У Вероники сжалось сердце, и она устремила взгляд в огонь, надеясь застать там причину беспокойства сестры. И увидела, как одно из яиц покачнулось: в нем что-то застучало. Вероника затаила дыхание. Среди шипения и потрескивания в очаге послышалось, как внутри скорлупы что-то скребется.
В груди Вероники расцвела чистейшая и сильная надежда.
Вероника взглянула на Вал, как бы задавая сокровенный вопрос, надеясь, что ответ будет «да».
Сестра кивнула и чуть слышно шепнула:
– Срок пришел.
В начале были свет и тьма, солнце и луна – Аксура и ее сестра Нокс.
Аксура правила днем, Нокс – ночью, и вместе они хранили равновесие.
Однако ненасытная Нокс хотела большего и стала украдкой рыскать по небу и днем, выпуская детей, стриксов, дабы те сеяли по земле тень.
Желая сдержать голодную Нокс, дети Аксуры – фениксы – вступили в сражение.

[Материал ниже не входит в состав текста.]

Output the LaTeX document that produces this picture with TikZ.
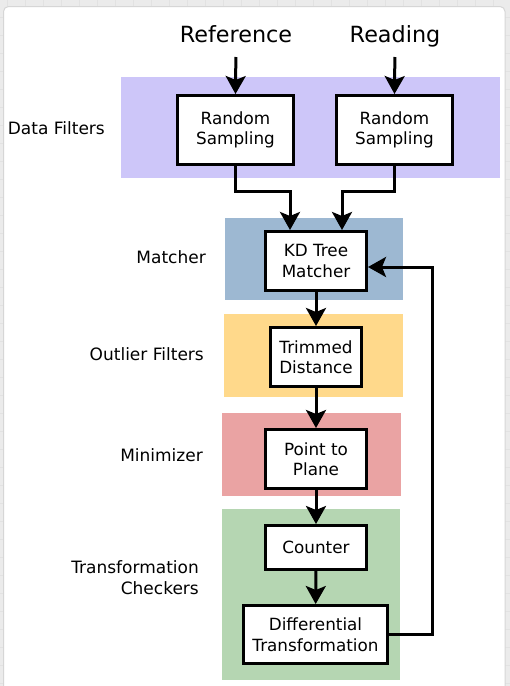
\documentclass[tikz,border=0pt]{standalone}
\usepackage{fontspec}
\setmainfont{DejaVu Sans}
\usetikzlibrary{positioning,arrows.meta}

\definecolor{pagegray}{HTML}{EBEBEB}
\definecolor{gridgray}{HTML}{E2E2E2}
\definecolor{cardline}{HTML}{D6D6D6}
\definecolor{filterband}{HTML}{CDC6F9}
\definecolor{matchband}{HTML}{9DB8D2}
\definecolor{outlierband}{HTML}{FFD98B}
\definecolor{minband}{HTML}{EAA3A3}
\definecolor{checkband}{HTML}{B5D6B2}

\begin{document}
\begin{tikzpicture}[x=1pt,y=-1pt,
    block/.style={draw=black, line width=3pt, fill=white, align=center,
        inner sep=0pt, font=\fontsize{16.8}{20.5}\selectfont},
    stage/.style={anchor=east, align=right, inner sep=0pt,
        font=\fontsize{17}{21}\selectfont},
    input/.style={anchor=base, inner sep=0pt, font=\fontsize{22.3}{26}\selectfont},
    flow/.style={line width=3pt, -{Stealth[length=18pt,width=20pt,inset=4pt]}}]
\useasboundingbox (0,0) rectangle (510,686);

% page and card
\fill[pagegray] (0,0) rectangle (510,686);
\begin{scope}[shift={(7,17)}]
\draw[gridgray, line width=0.8pt, step=18pt] (-7,-17) grid (503,669);
\end{scope}
\draw[cardline, fill=white, line width=1pt, rounded corners=5pt] (3.5,6.5) rectangle (505,694);

% coloured bands
\fill[filterband] (121,77) rectangle (500,178);
\fill[matchband] (225,218) rectangle (403,300);
\fill[outlierband] (224,314) rectangle (403,397);
\fill[minband] (222,413) rectangle (401,496);
\fill[checkband] (222,509) rectangle (400,680);

% stage labels
\node[stage] (lfilter) at (105,128) {Data Filters};
\node[stage] (lmatch) at (206,257) {Matcher};
\node[stage] (loutlier) at (204,354) {Outlier Filters};
\node[stage] (lmin) at (203,455) {Minimizer};
\node[stage] (lcheck) at (199,578) {Transformation\\Checkers};

% inputs
\node[input] (ref) at (236,42.5) {Reference};
\node[input] (read) at (395,42.5) {Reading};

% blocks
\node[block, minimum width=116pt, minimum height=69pt] (rs1) at (235.5,130) {Random\\Sampling};
\node[block, minimum width=116pt, minimum height=69pt] (rs2) at (394.5,130) {Random\\Sampling};
\node[block, minimum width=101pt, minimum height=59pt] (kd) at (316,261) {KD Tree\\Matcher};
\node[block, minimum width=91pt, minimum height=59pt] (td) at (316,357) {Trimmed\\Distance};
\node[block, minimum width=101pt, minimum height=59pt] (pp) at (316,459) {Point to\\Plane};
\node[block, minimum width=101pt, minimum height=44pt] (cnt) at (316,547.5) {Counter};
\node[block, minimum width=144pt, minimum height=58pt] (dt) at (315.5,634.5) {Differential\\Transformation};

% connectors
\draw[flow, shorten <=14.5pt] (ref.base) -- (rs1.north);
\draw[flow, shorten <=14.5pt] (read.base) -- (rs2.north);
\draw[flow] (rs1.south) -- ++(0,25) -| ([xshift=-26pt]kd.north);
\draw[flow] (rs2.south) -- ++(0,25) -| ([xshift=26pt]kd.north);
\draw[flow] (kd) -- (td);
\draw[flow] (td) -- (pp);
\draw[flow] (pp) -- (cnt);
\draw[flow] (cnt) -- (dt);

% feedback loop
\draw[flow] (dt.east) -- ++(43,0) |- ([yshift=-6pt]kd.east);

\end{tikzpicture}
\end{document}
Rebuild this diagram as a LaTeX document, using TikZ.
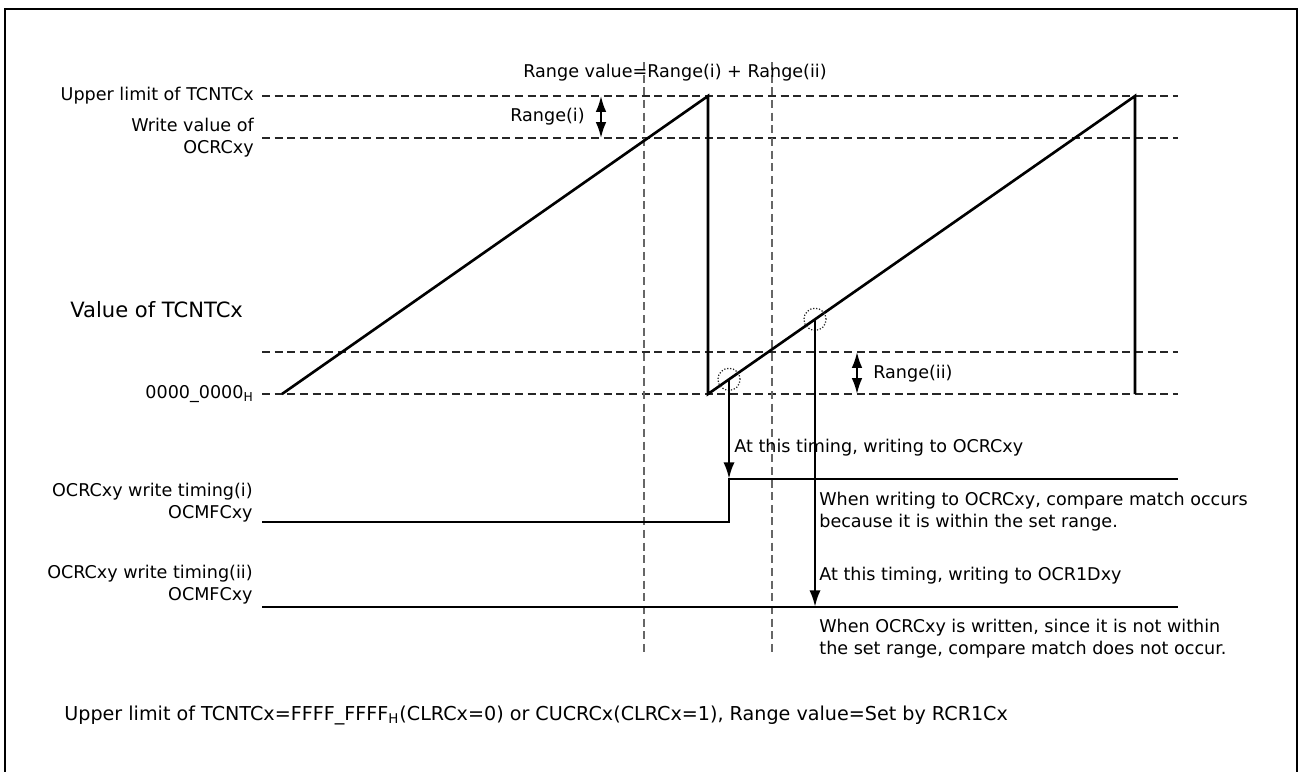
\documentclass[tikz,border=0pt]{standalone}
\usepackage{fontspec}
\setmainfont{DejaVu Sans}
\usetikzlibrary{arrows.meta, positioning, calc}

\begin{document}
\begin{tikzpicture}[x=0.02cm, y=-0.02cm,
  guide/.style={dash pattern=on 4.6pt off 2.6pt, line width=0.7pt, black!85},
  vguide/.style={guide, black!60},
  sig/.style={line width=1.5pt},
  hitring/.style={densely dotted, line width=0.7pt, black!85},
  lbl/.style={inner sep=0pt, font=\fontsize{10}{12.5}\selectfont},
  tip/.style={-{Latex[length=9.5pt,width=6.4pt]}},
  twotip/.style={{Latex[length=9pt,width=6pt]}-{Latex[length=9pt,width=6pt]}, line width=1.1pt}]
\useasboundingbox (0,0) rectangle (1300,771);
% frame
\draw[line width=1.4pt] (5,775) -- (5,9) -- (1297,9) -- (1297,775);

% levels of TCNTCx
\coordinate (up0) at (262,96);  \coordinate (up1) at (1178,96);
\coordinate (wv0) at (262,138); \coordinate (wv1) at (1178,138);
\coordinate (rg0) at (262,352); \coordinate (rg1) at (1178,352);
\coordinate (z0)  at (262,394); \coordinate (z1)  at (1178,394);
\draw[guide] (up0) -- (up1);
\draw[guide] (wv0) -- (wv1);
\draw[guide] (rg0) -- (rg1);
\draw[guide] (z0) -- (z1);

% range window (vertical guides)
\draw[vguide] (644,62) -- (644,652);
\draw[vguide] (772,62) -- (772,652);

% counter sawtooth
\coordinate (s0) at (282,394);
\coordinate (p1) at (708,96);  \coordinate (b1) at (708,394);
\coordinate (p2) at (1135,96); \coordinate (b2) at (1135,394);
\draw[sig] (s0) -- (p1) -- (b1) -- (p2) -- (b2);

% write points
\coordinate (h1) at ($(b1)!21/427!(p2)$);
\coordinate (h2) at ($(b1)!107/427!(p2)$);
\draw[hitring] (h1) circle[radius=6.3pt];
\draw[hitring] (h2) circle[radius=6.3pt];

% OCMFCxy, timing (i) and (ii)
\coordinate (f1a) at (262,522); \coordinate (f1b) at (1178,479);
\coordinate (f2a) at (262,607); \coordinate (f2b) at (1178,607);
\draw[sig] (f1a) -- (f1a -| h1) |- (f1b);
\draw[sig] (f2a) -- (f2b);
\draw[sig, tip] (h1) -- (h1 |- f1b);
\draw[sig, tip] (h2) -- (h2 |- f2a);

% range arrows
\coordinate (ri0) at (601,96);  \coordinate (ri1) at (601,138);
\coordinate (rii0) at (857,352); \coordinate (rii1) at (857,394);
\draw[twotip] (ri0) -- (ri1);
\draw[twotip] (rii0) -- (rii1);

% labels
\node[lbl, left=4.5pt of up0] (lup) {Upper limit of TCNTCx};
\node[lbl, left=4.5pt of wv0, align=right] (lwv) {Write value of\\OCRCxy};
\node[lbl, left=4.5pt of z0] (lzero) {0000\_0000\textsubscript{H}};
\node[inner sep=0pt, anchor=west, font=\fontsize{12}{14}\selectfont] (lval) at (70,310) {Value of TCNTCx};
\node[lbl, anchor=east] (lri) at (585,117) {Range(i)};
\node[lbl, anchor=west] (lrii) at (873,374) {Range(ii)};
\node[lbl] (lsum) at (675,73) {Range value=Range(i) + Range(ii)};

\node[lbl, anchor=east, align=right] (lt1) at (253,503) {OCRCxy write timing(i)\\OCMFCxy};
\node[lbl, anchor=east, align=right] (lt2) at (253,585) {OCRCxy write timing(ii)\\OCMFCxy};

\node[lbl, anchor=west] (n1) at (734,448) {At this timing, writing to OCRCxy};
\node[lbl, anchor=west, align=left] (n2) at (819,512) {When writing to OCRCxy, compare match occurs\\because it is within the set range.};
\node[lbl, anchor=west] (n3) at (819,576) {At this timing, writing to OCR1Dxy};
\node[lbl, anchor=west, align=left] (n4) at (819,639) {When OCRCxy is written, since it is not within\\the set range, compare match does not occur.};

% footnote
\node[inner sep=0pt, anchor=west, font=\fontsize{10.9}{13}\selectfont] (foot) at (64,715) {Upper limit of TCNTCx=FFFF\_FFFF\textsubscript{H}(CLRCx=0) or CUCRCx(CLRCx=1), Range value=Set by RCR1Cx};
\end{tikzpicture}
\end{document}
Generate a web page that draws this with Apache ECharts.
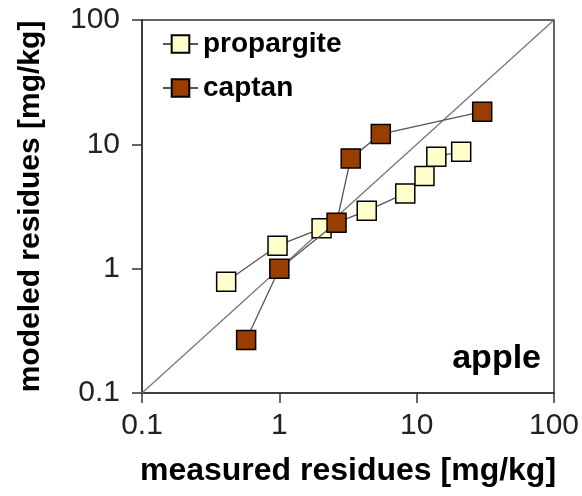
<!DOCTYPE html>
<html>
<head>
<meta charset="utf-8">
<script src="https://cdn.jsdelivr.net/npm/echarts@6/dist/echarts.min.js"></script>
<style>
  html, body { margin: 0; padding: 0; background: #fff; }
  #chart { width: 582px; height: 496px; }
</style>
</head>
<body>
<div id="chart"></div>
<script>
// measured vs modeled residues (mg/kg)
var propargiteMeasured = [0.41, 0.97, 2.03, 4.33, 8.26, 11.4, 13.9, 21.1];
var propargiteModeled = [0.785, 1.53, 2.11, 2.92, 4.03, 5.56, 7.95, 8.73];
var captanMeasured = [0.573, 1.0, 2.61, 3.31, 5.48, 30.0];
var captanModeled = [0.267, 1.0, 2.34, 7.71, 12.1, 18.3];
var oneToOne = [0.1, 100];

function pairs(xs, ys) {
  return xs.map(function (x, i) { return [x, ys[i]]; });
}

var font = "'Liberation Sans', Arial, sans-serif";
var chart = echarts.init(document.getElementById("chart"));

chart.setOption({
  animation: false,
  grid: {
    left: 142, right: 28, top: 20, bottom: 103,
    show: true, borderColor: "#333", borderWidth: 1.5,
    outerBoundsMode: "none"
  },
  legend: {
    left: 157, top: 25,
    orient: "vertical",
    itemWidth: 35, itemHeight: 22, itemGap: 16,
    data: ["propargite", "captan"],
    textStyle: { fontFamily: font, fontWeight: "bold", fontSize: 28, lineHeight: 28, color: "#000" }
  },
  graphic: [{
    type: "text",
    right: 41, top: 342,
    style: { text: "apple", font: "bold 34px " + font, fill: "#000" }
  }],
  xAxis: {
    type: "log", logBase: 10, min: 0.1, max: 100,
    name: "measured residues [mg/kg]",
    nameLocation: "middle", nameGap: 62,
    nameTextStyle: { fontFamily: font, fontWeight: "bold", fontSize: 32, color: "#000" },
    axisLine: { lineStyle: { color: "#333", width: 1.5 } },
    axisTick: { length: 10, lineStyle: { color: "#333", width: 1.5 } },
    axisLabel: { margin: 18, fontFamily: font, fontSize: 30, color: "#222" },
    splitLine: { show: false },
    minorTick: { show: false }
  },
  yAxis: {
    type: "log", logBase: 10, min: 0.1, max: 100,
    name: "modeled residues [mg/kg]",
    nameLocation: "middle", nameGap: 96,
    nameTextStyle: { fontFamily: font, fontWeight: "bold", fontSize: 30, color: "#000" },
    axisLine: { lineStyle: { color: "#333", width: 1.5 } },
    axisTick: { length: 10, lineStyle: { color: "#333", width: 1.5 } },
    axisLabel: { margin: 22, fontFamily: font, fontSize: 30, color: "#222" },
    splitLine: { show: false },
    minorTick: { show: false }
  },
  series: [
    {
      name: "1:1",
      type: "line",
      data: pairs(oneToOne, oneToOne),
      symbol: "none",
      lineStyle: { color: "#777", width: 1.3 },
      silent: true,
      z: 1
    },
    {
      name: "propargite",
      type: "line",
      data: pairs(propargiteMeasured, propargiteModeled),
      symbol: "rect", symbolSize: 19,
      itemStyle: { color: "#FFFFCC", borderColor: "#000", borderWidth: 1.5 },
      lineStyle: { color: "#555", width: 1.3 },
      z: 2
    },
    {
      name: "captan",
      type: "line",
      data: pairs(captanMeasured, captanModeled),
      symbol: "rect", symbolSize: 19,
      itemStyle: { color: "#993E00", borderColor: "#000", borderWidth: 1.5 },
      lineStyle: { color: "#555", width: 1.3 },
      z: 3
    }
  ]
});
</script>
</body>
</html>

Сдержать тьму под силу только свету, и фениксы раз за разом побеждали стриксов.
Война длилась веками, и люди страдали под ее гнетом. Мудрая Аксура увидела в них не рабов, но союзников.
И вот, приняв облик феникса, она спустилась к пирейским племенам на высочайшую вершину Пирмонта.
– Есть ли среди вас отважные и бесстрашные? – спросила она.
– Нет храбрости без страха, – отвечала ей Нефира, вождь племени.
Аксуре ответ пришелся по душе, и она предложила испытание. Зажгла огонь, пламя которого поднялось выше деревьев, и велела Нефире войти в него – дабы доказать свою веру.
Нефира послушалась и заживо сгорела, но смерть не стала для нее концом
В огонь она вошла вождем племени, а вышла анимагом, тенемагом, первой королевой-наездницей.